• **INSTRUCTIONS FOR THE TASK**:
Every record should be written out exactly, with the pictures left out.

• **DATASET EXCERPTS**:
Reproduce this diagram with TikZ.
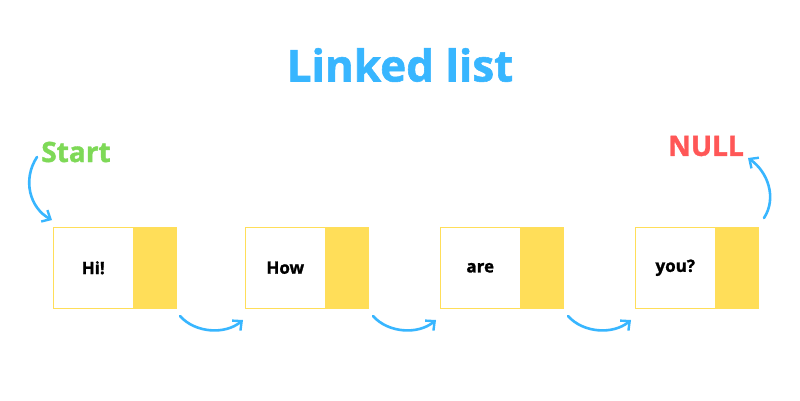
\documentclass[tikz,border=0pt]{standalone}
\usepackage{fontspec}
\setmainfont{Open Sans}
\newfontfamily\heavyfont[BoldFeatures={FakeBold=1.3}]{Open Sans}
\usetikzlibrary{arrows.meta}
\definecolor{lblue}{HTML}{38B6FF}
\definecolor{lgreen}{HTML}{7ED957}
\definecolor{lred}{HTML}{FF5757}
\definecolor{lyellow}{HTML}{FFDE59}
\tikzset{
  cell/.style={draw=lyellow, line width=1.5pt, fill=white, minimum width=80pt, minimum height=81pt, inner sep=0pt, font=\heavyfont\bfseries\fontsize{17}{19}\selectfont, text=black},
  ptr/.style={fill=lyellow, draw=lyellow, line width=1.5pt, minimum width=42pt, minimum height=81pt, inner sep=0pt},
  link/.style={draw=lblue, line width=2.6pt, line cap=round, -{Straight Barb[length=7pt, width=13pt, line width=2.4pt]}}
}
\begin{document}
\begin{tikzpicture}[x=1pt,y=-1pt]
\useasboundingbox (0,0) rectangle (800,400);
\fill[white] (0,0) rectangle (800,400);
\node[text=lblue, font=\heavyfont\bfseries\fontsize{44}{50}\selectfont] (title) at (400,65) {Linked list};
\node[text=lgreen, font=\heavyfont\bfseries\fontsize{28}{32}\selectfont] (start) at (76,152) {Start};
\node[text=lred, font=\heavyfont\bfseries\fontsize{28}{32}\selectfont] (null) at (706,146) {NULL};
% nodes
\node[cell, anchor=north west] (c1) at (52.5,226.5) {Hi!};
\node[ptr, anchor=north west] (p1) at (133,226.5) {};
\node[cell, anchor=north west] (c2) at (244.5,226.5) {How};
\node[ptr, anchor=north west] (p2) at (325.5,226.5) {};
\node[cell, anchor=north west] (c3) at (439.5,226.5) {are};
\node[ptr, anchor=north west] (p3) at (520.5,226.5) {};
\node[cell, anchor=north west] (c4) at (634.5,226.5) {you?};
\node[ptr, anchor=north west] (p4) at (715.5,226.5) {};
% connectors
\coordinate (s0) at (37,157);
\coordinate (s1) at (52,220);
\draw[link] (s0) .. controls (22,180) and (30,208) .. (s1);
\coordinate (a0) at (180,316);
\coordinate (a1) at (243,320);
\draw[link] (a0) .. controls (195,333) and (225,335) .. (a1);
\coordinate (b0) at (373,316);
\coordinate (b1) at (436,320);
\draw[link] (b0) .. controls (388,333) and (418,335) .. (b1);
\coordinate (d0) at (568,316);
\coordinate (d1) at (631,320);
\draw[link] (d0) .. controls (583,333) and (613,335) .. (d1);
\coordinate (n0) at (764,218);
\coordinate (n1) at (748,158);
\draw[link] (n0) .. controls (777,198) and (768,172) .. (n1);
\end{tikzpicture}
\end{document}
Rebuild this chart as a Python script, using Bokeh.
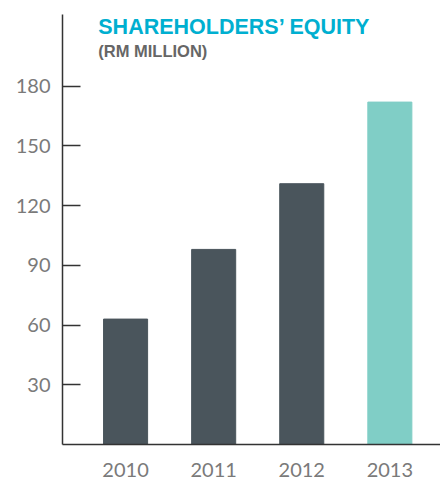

• **ANSWER**:
Reproduce this diagram with TikZ.
\documentclass[tikz,border=0pt]{standalone}
\usepackage{fontspec}
\setmainfont{Open Sans}
\newfontfamily\heavyfont[BoldFeatures={FakeBold=1.3}]{Open Sans}
\usetikzlibrary{arrows.meta}
\definecolor{lblue}{HTML}{38B6FF}
\definecolor{lgreen}{HTML}{7ED957}
\definecolor{lred}{HTML}{FF5757}
\definecolor{lyellow}{HTML}{FFDE59}
\tikzset{
  cell/.style={draw=lyellow, line width=1.5pt, fill=white, minimum width=80pt, minimum height=81pt, inner sep=0pt, font=\heavyfont\bfseries\fontsize{17}{19}\selectfont, text=black},
  ptr/.style={fill=lyellow, draw=lyellow, line width=1.5pt, minimum width=42pt, minimum height=81pt, inner sep=0pt},
  link/.style={draw=lblue, line width=2.6pt, line cap=round, -{Straight Barb[length=7pt, width=13pt, line width=2.4pt]}}
}
\begin{document}
\begin{tikzpicture}[x=1pt,y=-1pt]
\useasboundingbox (0,0) rectangle (800,400);
\fill[white] (0,0) rectangle (800,400);
\node[text=lblue, font=\heavyfont\bfseries\fontsize{44}{50}\selectfont] (title) at (400,65) {Linked list};
\node[text=lgreen, font=\heavyfont\bfseries\fontsize{28}{32}\selectfont] (start) at (76,152) {Start};
\node[text=lred, font=\heavyfont\bfseries\fontsize{28}{32}\selectfont] (null) at (706,146) {NULL};
% nodes
\node[cell, anchor=north west] (c1) at (52.5,226.5) {Hi!};
\node[ptr, anchor=north west] (p1) at (133,226.5) {};
\node[cell, anchor=north west] (c2) at (244.5,226.5) {How};
\node[ptr, anchor=north west] (p2) at (325.5,226.5) {};
\node[cell, anchor=north west] (c3) at (439.5,226.5) {are};
\node[ptr, anchor=north west] (p3) at (520.5,226.5) {};
\node[cell, anchor=north west] (c4) at (634.5,226.5) {you?};
\node[ptr, anchor=north west] (p4) at (715.5,226.5) {};
% connectors
\coordinate (s0) at (37,157);
\coordinate (s1) at (52,220);
\draw[link] (s0) .. controls (22,180) and (30,208) .. (s1);
\coordinate (a0) at (180,316);
\coordinate (a1) at (243,320);
\draw[link] (a0) .. controls (195,333) and (225,335) .. (a1);
\coordinate (b0) at (373,316);
\coordinate (b1) at (436,320);
\draw[link] (b0) .. controls (388,333) and (418,335) .. (b1);
\coordinate (d0) at (568,316);
\coordinate (d1) at (631,320);
\draw[link] (d0) .. controls (583,333) and (613,335) .. (d1);
\coordinate (n0) at (764,218);
\coordinate (n1) at (748,158);
\draw[link] (n0) .. controls (777,198) and (768,172) .. (n1);
\end{tikzpicture}
\end{document}
Rebuild this chart as a Python script, using Bokeh.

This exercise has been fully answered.